NumPy is a powerful numerical computing library for Python, widely used in scientific and data analysis applications.
It provides efficient multidimensional array operations, mathematical functions, and tools for data manipulation. As a fundamental tool in the Python ecosystem, having a handy NumPy cheat sheet is essential for maximizing productivity and effectively working with numerical data. In this article, we present a comprehensive NumPy cheat sheet that covers key operations, functions, and techniques for seamless numerical computing in Python.
Importing NumPy:
Before utilizing NumPy in your Python script or Jupyter Notebook, you need to import the library. The following line of code accomplishes this:
python
import numpy as np
Creating Arrays:
NumPy revolves around the concept of arrays, which are powerful data structures capable of holding homogeneous data. Here are some common ways to create NumPy arrays:
- From a List: np.array([1, 2, 3])
- Zeros Array: np.zeros((3, 3))
- Ones Array: np.ones((2, 2))
- Random Values: np.random.rand(2, 2)
- Range of Values: np.arange(start, stop, step)
Array Operations:
NumPy enables efficient array operations, such as element-wise arithmetic, aggregation, and mathematical functions. Here are some commonly used array operations:
- Element-wise Addition: arr1 + arr2
- Element-wise Subtraction: arr1 – arr2
- Element-wise Multiplication: arr1 * arr2
- Element-wise Division: arr1 / arr2
- Dot Product: np.dot(arr1, arr2)
- Sum of Array Elements: np.sum(arr)
- Minimum Value: np.min(arr)
- Maximum Value: np.max(arr)
- Mean: np.mean(arr)
- Standard Deviation: np.std(arr)
Array Manipulation:
NumPy provides functions for manipulating array shapes, sizes, and dimensions. Some useful array manipulation techniques include:
- Reshaping Arrays: np.reshape(arr, (rows, cols))

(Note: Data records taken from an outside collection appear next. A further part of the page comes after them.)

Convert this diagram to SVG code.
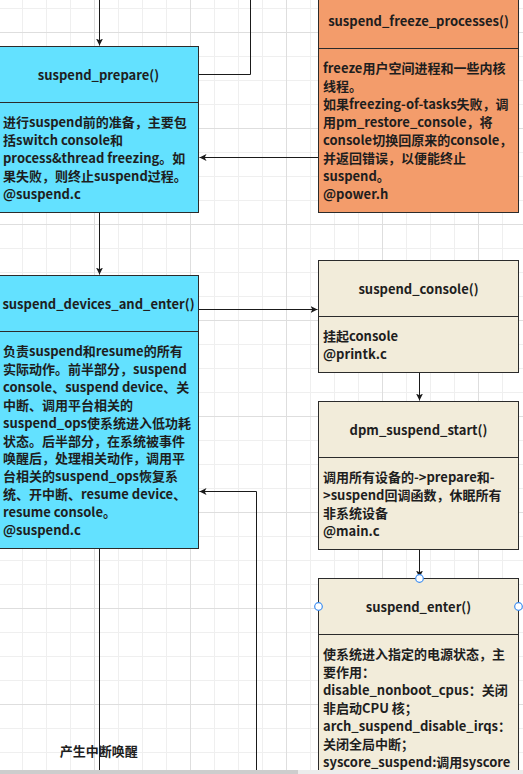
<svg xmlns="http://www.w3.org/2000/svg" width="523" height="774" viewBox="0 0 523 774">
<style>
.box{stroke:#2b2b2b;stroke-width:1}
.cyan{fill:#63E1FF}
.orange{fill:#F39C6B}
.beige{fill:#F2ECDA}
.div{stroke:#2b2b2b;stroke-width:1;fill:none}
.t{font-family:"Noto Sans CJK SC","Noto Sans",sans-serif;font-weight:bold;font-size:13px;fill:#1e1e1e}
.title{text-anchor:middle}
.edge{stroke:#1a1a1a;stroke-width:1;fill:none}
.handle{fill:#ffffff;stroke:#3b8cf0;stroke-width:1.2}
</style>
<defs>
<pattern id="grid" patternUnits="userSpaceOnUse" x="-2" y="32" width="96" height="96">
<path d="M24.5,0V96M48.5,0V96M72.5,0V96M0,24.5H96M0,48.5H96M0,72.5H96" stroke="#efefef" stroke-width="1" fill="none"/>
<path d="M0.5,0V96M0,0.5H96" stroke="#dedede" stroke-width="1" fill="none"/>
</pattern>
<marker id="arr" markerUnits="userSpaceOnUse" markerWidth="9" markerHeight="9" refX="7" refY="3.5" orient="auto">
<path d="M0,0L7,3.5L0,7L1.8,3.5Z" fill="#1a1a1a"/>
</marker>
</defs>
<rect x="0" y="0" width="523" height="774" fill="#ffffff"/>
<rect x="0" y="0" width="523" height="774" fill="url(#grid)"/>

<g id="connectors">
<path class="edge" d="M99.5,0V45.5" marker-end="url(#arr)"/>
<path class="edge" d="M198.5,74.5H250.5V0"/>
<path class="edge" d="M318.5,157.5H199.5" marker-end="url(#arr)"/>
<path class="edge" d="M99.5,212.5V274.5" marker-end="url(#arr)"/>
<path class="edge" d="M198.5,309.5H317.5" marker-end="url(#arr)"/>
<path class="edge" d="M419.5,372.5V400.5" marker-end="url(#arr)"/>
<path class="edge" d="M419.5,549.5V577.5" marker-end="url(#arr)"/>
<path class="edge" d="M99.5,548.5V774"/>
<path class="edge" d="M256.5,774V491.5H199.5" marker-end="url(#arr)"/>
<text class="t title" x="98.7" y="756">产生中断唤醒</text>
</g>

<g id="suspend_prepare">
<rect class="box cyan" x="-2.5" y="46.5" width="201" height="166"/>
<path class="div" d="M-2.5,102.5H198.5"/>
<text class="t title" x="98.5" y="79.8">suspend_prepare()</text>
<text class="t" x="3">
<tspan x="3" y="127.3">进行suspend前的准备，主要包</tspan>
<tspan x="3" y="145.2">括switch console和</tspan>
<tspan x="3" y="163.1">process&amp;thread freezing。如</tspan>
<tspan x="3" y="181">果失败，则终止suspend过程。</tspan>
<tspan x="3" y="198.9">@suspend.c</tspan>
</text>
</g>

<g id="suspend_freeze_processes">
<rect class="box orange" x="318.5" y="-7.5" width="200" height="220"/>
<path class="div" d="M318.5,48.5H518.5"/>
<text class="t title" x="418.5" y="25.8">suspend_freeze_processes()</text>
<text class="t">
<tspan x="323" y="73.3">freeze用户空间进程和一些内核</tspan>
<tspan x="323" y="91.2">线程。</tspan>
<tspan x="323" y="109.1">如果freezing-of-tasks失败，调</tspan>
<tspan x="323" y="127">用pm_restore_console，将</tspan>
<tspan x="323" y="144.9">console切换回原来的console，</tspan>
<tspan x="323" y="162.8">并返回错误，以便能终止</tspan>
<tspan x="323" y="180.7">suspend。</tspan>
<tspan x="323" y="198.6">@power.h</tspan>
</text>
</g>

<g id="suspend_devices_and_enter">
<rect class="box cyan" x="-2.5" y="275.5" width="201" height="273"/>
<path class="div" d="M-2.5,331.5H198.5"/>
<text class="t title" x="98.5" y="309">suspend_devices_and_enter()</text>
<text class="t">
<tspan x="3" y="356">负责suspend和resume的所有</tspan>
<tspan x="3" y="373.9">实际动作。前半部分，suspend</tspan>
<tspan x="3" y="391.8">console、suspend device、关</tspan>
<tspan x="3" y="409.7">中断、调用平台相关的</tspan>
<tspan x="3" y="427.6">suspend_ops使系统进入低功耗</tspan>
<tspan x="3" y="445.5">状态。后半部分，在系统被事件</tspan>
<tspan x="3" y="463.4">唤醒后，处理相关动作，调用平</tspan>
<tspan x="3" y="481.3">台相关的suspend_ops恢复系</tspan>
<tspan x="3" y="499.2">统、开中断、resume device、</tspan>
<tspan x="3" y="517.1">resume console。</tspan>
<tspan x="3" y="535">@suspend.c</tspan>
</text>
</g>

<g id="suspend_console">
<rect class="box beige" x="318.5" y="260.5" width="200" height="112"/>
<path class="div" d="M318.5,316.5H518.5"/>
<text class="t title" x="418.5" y="294">suspend_console()</text>
<text class="t">
<tspan x="323" y="341.3">挂起console</tspan>
<tspan x="323" y="359.2">@printk.c</tspan>
</text>
</g>

<g id="dpm_suspend_start">
<rect class="box beige" x="318.5" y="401.5" width="200" height="148"/>
<path class="div" d="M318.5,457.5H518.5"/>
<text class="t title" x="418.5" y="435">dpm_suspend_start()</text>
<text class="t">
<tspan x="323" y="482.3">调用所有设备的-&gt;prepare和-</tspan>
<tspan x="323" y="500.2">&gt;suspend回调函数，休眠所有</tspan>
<tspan x="323" y="518.1">非系统设备</tspan>
<tspan x="323" y="536">@main.c</tspan>
</text>
</g>

<g id="suspend_enter">
<rect class="box beige" x="318.5" y="578.5" width="200" height="230"/>
<path class="div" d="M318.5,634.5H518.5"/>
<text class="t title" x="418.5" y="612">suspend_enter()</text>
<text class="t">
<tspan x="323" y="659.3">使系统进入指定的电源状态，主</tspan>
<tspan x="323" y="677.2">要作用：</tspan>
<tspan x="323" y="695.1">disable_nonboot_cpus：关闭</tspan>
<tspan x="323" y="713">非启动CPU 核；</tspan>
<tspan x="323" y="730.9">arch_suspend_disable_irqs：</tspan>
<tspan x="323" y="748.8">关闭全局中断；</tspan>
<tspan x="323" y="766.7">syscore_suspend:调用syscore</tspan>
</text>
<circle class="handle" cx="419.5" cy="578.5" r="3.8"/>
<circle class="handle" cx="318.5" cy="606.5" r="3.8"/>
<circle class="handle" cx="518.5" cy="606.5" r="3.8"/>
</g>

<rect x="0" y="770" width="523" height="4" fill="#ececec"/>
<rect x="0" y="770" width="298" height="4" fill="#cdcdcd"/>
</svg>
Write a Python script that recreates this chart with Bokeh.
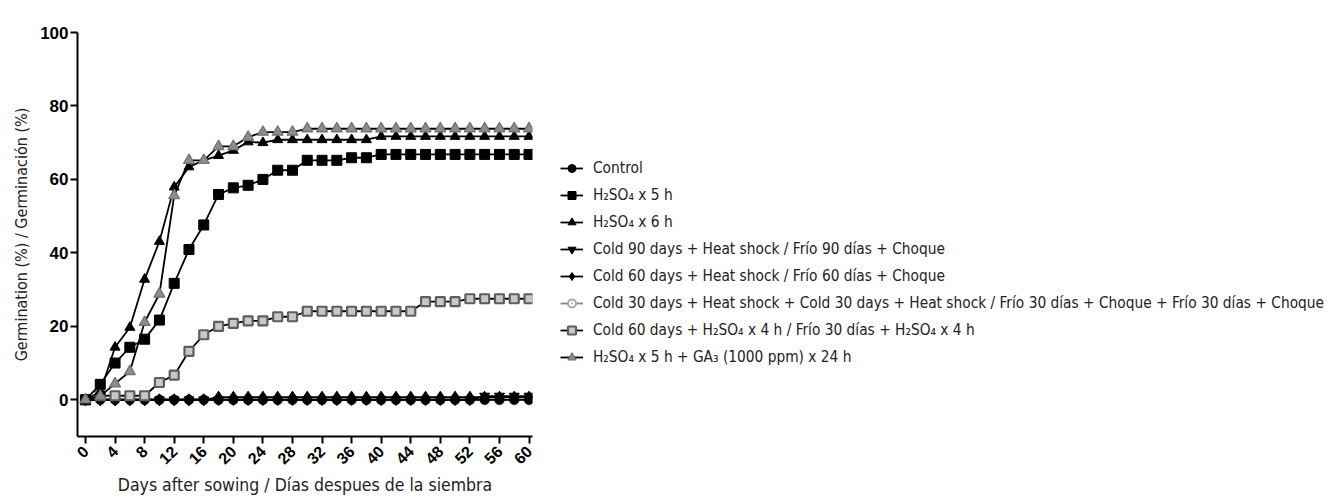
from math import pi
from bokeh.plotting import figure
from bokeh.models import Legend, LegendItem, FixedTicker, Range1d
from bokeh.embed import file_html
from bokeh.resources import INLINE

days = list(range(0, 61, 2))

control = [0] * 31
h2so4_5h = [0, 4.2, 10, 14.3, 16.5, 21.7, 31.7, 40.9, 47.6, 55.9, 57.7, 58.4, 60.0, 62.5, 62.5,
            65.2, 65.2, 65.2, 65.9, 65.9] + [66.8] * 11
h2so4_6h = [0, 2.2, 14.3, 19.7, 32.8, 43.1, 57.9, 63.4, 65.2, 66.5, 67.9, 70.2, 70.0, 70.8, 70.8,
            70.8, 70.8, 70.8, 70.8, 70.8] + [71.7] * 11
cold90_heat = [0] * 27 + [1.0] * 4
cold60_heat = [0] * 9 + [0.7] * 22
cold30_heat_cold30_heat = [0] * 31
cold60_h2so4_4h = [0, 1.1, 1.1, 1.1, 1.1, 4.7, 6.7, 13.2, 17.7, 20.0, 20.8, 21.5, 21.5, 22.6, 22.6] \
    + [24.1] * 8 + [26.7] * 3 + [27.5] * 5
h2so4_5h_ga3 = [0, 1.0, 4.4, 7.7, 21.1, 28.8, 55.6, 65.2, 65.2, 69.0, 69.0, 71.5, 72.9, 72.9, 72.9] \
    + [73.8] * 16

labels = [
    "Control",
    "H\u2082SO\u2084 x 5 h",
    "H\u2082SO\u2084 x 6 h",
    "Cold 90 days + Heat shock / Frío 90 días + Choque",
    "Cold 60 days + Heat shock / Frío 60 días + Choque",
    "Cold 30 days + Heat shock + Cold 30 days + Heat shock / Frío 30 días + Choque + Frío 30 días + Choque",
    "Cold 60 days + H\u2082SO\u2084 x 4 h / Frío 30 días + H\u2082SO\u2084 x 4 h",
    "H\u2082SO\u2084 x 5 h + GA\u2083 (1000 ppm) x 24 h",
]
x_ticks = list(range(0, 61, 4))
y_ticks = list(range(0, 101, 20))

NARROW = "DejaVu Sans Condensed"
BOLD = "Liberation Sans"

p = figure(frame_width=455, frame_height=404, min_border_left=77, min_border_top=32,
           min_border_right=780, min_border_bottom=56,
           x_range=Range1d(-1.08, 60.47), y_range=Range1d(-10, 100),
           output_backend="svg", toolbar_location=None)
p.outline_line_color = None
p.xgrid.visible = False
p.ygrid.visible = False
p.background_fill_color = "white"
p.border_fill_color = "white"

for ax in (p.xaxis[0], p.yaxis[0]):
    ax.axis_line_width = 2
    ax.major_tick_line_width = 2
    ax.major_tick_out = 7
    ax.major_tick_in = 0
    ax.minor_tick_out = 0
    ax.minor_tick_in = 0
    ax.major_label_text_font = BOLD
    ax.major_label_text_font_style = "bold"
    ax.major_label_text_font_size = "17px"
    ax.major_label_text_color = "black"
    ax.axis_label_text_font = NARROW
    ax.axis_label_text_font_style = "normal"
    ax.axis_label_text_color = "#222222"

p.xaxis.axis_label_text_font_size = "17.5px"
p.yaxis.axis_label_text_font_size = "16px"
p.xaxis.major_label_text_font_size = "16px"
p.xaxis.ticker = FixedTicker(ticks=x_ticks)
p.yaxis.ticker = FixedTicker(ticks=y_ticks)
p.xaxis.major_label_orientation = pi / 4
p.xaxis.axis_label = "Days after sowing / Días despues de la siembra"
p.yaxis.axis_label = "Germination (%) / Germinación (%)"
p.xaxis.axis_label_standoff = 2
p.yaxis.axis_label_standoff = 6
p.yaxis.major_label_standoff = 2

LW = 1.8

def series(vals, marker, size, fill, line_col, line_w=1.0, conn="black"):
    l = p.line(days, vals, line_color=conn, line_width=LW)
    m = p.scatter(days, vals, marker=marker, size=size, fill_color=fill,
                  line_color=line_col, line_width=line_w)
    return [l, m]

r_c30 = series(cold30_heat_cold30_heat, "circle_dot", 9, "white", "#a8a8a8", 2.0, conn="#8a8a8a")
r_ctrl = series(control, "circle", 9, "black", "black")
r_c60 = series(cold60_heat, "diamond", 12, "black", "black")
r_c90 = series(cold90_heat, "inverted_triangle", 10, "black", "black")
r_gsq = series(cold60_h2so4_4h, "square", 9, "#c8c8c8", "#5e5e5e", 2.2)
r_5h = series(h2so4_5h, "square", 10, "black", "black")
r_6h = series(h2so4_6h, "triangle", 10, "black", "black")
r_ga3 = series(h2so4_5h_ga3, "triangle", 11, "#8c8c8c", "#707070", 1.2)

renders = [r_ctrl, r_5h, r_6h, r_c90, r_c60, r_c30, r_gsq, r_ga3]
legend = Legend(items=[LegendItem(label=lab, renderers=r) for lab, r in zip(labels, renders)],
                location=(28, 69))
legend.label_text_font = NARROW
legend.label_text_font_size = "15.3px"
legend.label_text_color = "#222222"
legend.glyph_width = 23
legend.glyph_height = 20
legend.label_height = 20
legend.spacing = 7
legend.padding = 0
legend.margin = 0
legend.label_standoff = 10
legend.border_line_color = None
legend.background_fill_alpha = 0
p.add_layout(legend, "right")

open("out.html", "w").write(file_html(p, INLINE))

- Transposing Arrays: np.transpose(arr)
- Flattening Arrays: arr.flatten()
- Combining Arrays: np.concatenate((arr1, arr2), axis)
Indexing and Slicing:
NumPy offers various methods for indexing and slicing arrays, allowing you to access specific elements or portions of an array efficiently. Here are some commonly used techniques:
- Indexing: arr[index]
- Slicing: arr[start:stop:step]
- Boolean Indexing: arr[condition]
Broadcasting:
NumPy’s broadcasting feature allows for efficient arithmetic operations on arrays of different sizes, eliminating the need for explicit loops. This technique simplifies the computation process and enhances code readability.
Random Number Generation:
NumPy provides functions to generate random numbers or arrays. Some commonly used random number generation techniques include:
- Random Integers: np.random.randint(start, stop, size)
- Random Uniform Distribution: np.random.rand(size)
- Random Normal Distribution: np.random.randn(size)
Linear Algebra:
NumPy offers a comprehensive suite of linear algebra functions, making it easy to perform operations on matrices and solve linear equations. Some commonly used linear algebra functions include:
- Matrix Multiplication: np.matmul(matrix1, matrix2)
- Matrix Inversion: np.linalg.inv(matrix)
- Eigenvalues and Eigenvectors: np.linalg.eig(matrix)
- Solving Linear Equations: np.linalg.solve(coeff_matrix, constants)
This NumPy cheat sheet provides a concise reference for performing various numerical computing tasks in Python. However, NumPy is a vast library with many more functions and capabilities. It is highly recommended to explore the official NumPy documentation and practice using NumPy in real-world projects to become proficient in its usage. With the knowledge and techniques summarized in this cheat sheet, you can efficiently handle numerical data, perform complex computations, and unlock the full potential of NumPy in your Python programming endeavors.